WORK TO DO
Set the listing down unchanged, minus every embedded image.

DATA PROVIDED

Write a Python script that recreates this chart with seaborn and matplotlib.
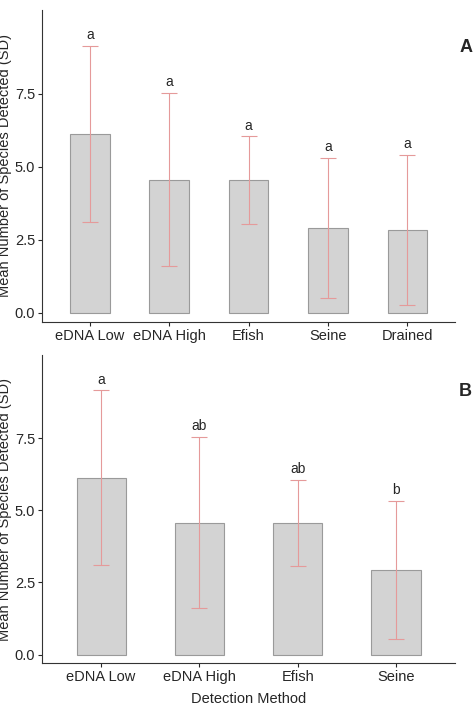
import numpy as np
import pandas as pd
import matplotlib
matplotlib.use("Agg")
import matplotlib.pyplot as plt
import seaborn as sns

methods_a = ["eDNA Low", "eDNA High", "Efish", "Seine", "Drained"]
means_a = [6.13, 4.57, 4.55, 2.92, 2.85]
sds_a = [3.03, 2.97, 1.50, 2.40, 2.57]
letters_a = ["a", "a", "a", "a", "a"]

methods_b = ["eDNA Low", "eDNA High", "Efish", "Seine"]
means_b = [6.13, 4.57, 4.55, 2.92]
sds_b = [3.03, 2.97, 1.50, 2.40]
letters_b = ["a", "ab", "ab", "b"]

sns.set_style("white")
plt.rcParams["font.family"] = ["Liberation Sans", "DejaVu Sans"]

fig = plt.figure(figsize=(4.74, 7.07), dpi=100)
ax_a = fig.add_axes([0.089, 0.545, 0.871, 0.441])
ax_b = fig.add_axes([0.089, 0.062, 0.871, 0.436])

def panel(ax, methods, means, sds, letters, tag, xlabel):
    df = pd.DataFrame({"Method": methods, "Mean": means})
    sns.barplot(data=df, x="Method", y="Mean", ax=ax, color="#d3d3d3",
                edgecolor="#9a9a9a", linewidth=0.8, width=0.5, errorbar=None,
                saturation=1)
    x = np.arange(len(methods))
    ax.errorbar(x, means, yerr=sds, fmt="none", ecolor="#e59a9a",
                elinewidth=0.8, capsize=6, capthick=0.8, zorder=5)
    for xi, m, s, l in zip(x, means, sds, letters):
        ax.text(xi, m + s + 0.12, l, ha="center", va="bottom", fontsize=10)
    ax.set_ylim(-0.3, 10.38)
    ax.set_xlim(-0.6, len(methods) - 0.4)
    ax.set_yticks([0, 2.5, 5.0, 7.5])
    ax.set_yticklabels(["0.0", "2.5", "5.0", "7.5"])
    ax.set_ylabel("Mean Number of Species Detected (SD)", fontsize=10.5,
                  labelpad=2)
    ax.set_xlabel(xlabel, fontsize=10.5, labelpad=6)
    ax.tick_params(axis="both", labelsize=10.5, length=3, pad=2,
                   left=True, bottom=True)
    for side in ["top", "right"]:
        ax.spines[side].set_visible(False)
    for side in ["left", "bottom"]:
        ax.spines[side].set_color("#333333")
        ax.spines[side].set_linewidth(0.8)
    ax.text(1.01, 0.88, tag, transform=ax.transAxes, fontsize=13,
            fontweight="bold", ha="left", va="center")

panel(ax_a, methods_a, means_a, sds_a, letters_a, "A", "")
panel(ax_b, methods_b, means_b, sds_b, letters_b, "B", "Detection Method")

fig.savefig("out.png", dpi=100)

CORRECT RESPONSE
Write a Python script that recreates this chart with seaborn and matplotlib.
import numpy as np
import pandas as pd
import matplotlib
matplotlib.use("Agg")
import matplotlib.pyplot as plt
import seaborn as sns

methods_a = ["eDNA Low", "eDNA High", "Efish", "Seine", "Drained"]
means_a = [6.13, 4.57, 4.55, 2.92, 2.85]
sds_a = [3.03, 2.97, 1.50, 2.40, 2.57]
letters_a = ["a", "a", "a", "a", "a"]

methods_b = ["eDNA Low", "eDNA High", "Efish", "Seine"]
means_b = [6.13, 4.57, 4.55, 2.92]
sds_b = [3.03, 2.97, 1.50, 2.40]
letters_b = ["a", "ab", "ab", "b"]

sns.set_style("white")
plt.rcParams["font.family"] = ["Liberation Sans", "DejaVu Sans"]

fig = plt.figure(figsize=(4.74, 7.07), dpi=100)
ax_a = fig.add_axes([0.089, 0.545, 0.871, 0.441])
ax_b = fig.add_axes([0.089, 0.062, 0.871, 0.436])

def panel(ax, methods, means, sds, letters, tag, xlabel):
    df = pd.DataFrame({"Method": methods, "Mean": means})
    sns.barplot(data=df, x="Method", y="Mean", ax=ax, color="#d3d3d3",
                edgecolor="#9a9a9a", linewidth=0.8, width=0.5, errorbar=None,
                saturation=1)
    x = np.arange(len(methods))
    ax.errorbar(x, means, yerr=sds, fmt="none", ecolor="#e59a9a",
                elinewidth=0.8, capsize=6, capthick=0.8, zorder=5)
    for xi, m, s, l in zip(x, means, sds, letters):
        ax.text(xi, m + s + 0.12, l, ha="center", va="bottom", fontsize=10)
    ax.set_ylim(-0.3, 10.38)
    ax.set_xlim(-0.6, len(methods) - 0.4)
    ax.set_yticks([0, 2.5, 5.0, 7.5])
    ax.set_yticklabels(["0.0", "2.5", "5.0", "7.5"])
    ax.set_ylabel("Mean Number of Species Detected (SD)", fontsize=10.5,
                  labelpad=2)
    ax.set_xlabel(xlabel, fontsize=10.5, labelpad=6)
    ax.tick_params(axis="both", labelsize=10.5, length=3, pad=2,
                   left=True, bottom=True)
    for side in ["top", "right"]:
        ax.spines[side].set_visible(False)
    for side in ["left", "bottom"]:
        ax.spines[side].set_color("#333333")
        ax.spines[side].set_linewidth(0.8)
    ax.text(1.01, 0.88, tag, transform=ax.transAxes, fontsize=13,
            fontweight="bold", ha="left", va="center")

panel(ax_a, methods_a, means_a, sds_a, letters_a, "A", "")
panel(ax_b, methods_b, means_b, sds_b, letters_b, "B", "Detection Method")

fig.savefig("out.png", dpi=100)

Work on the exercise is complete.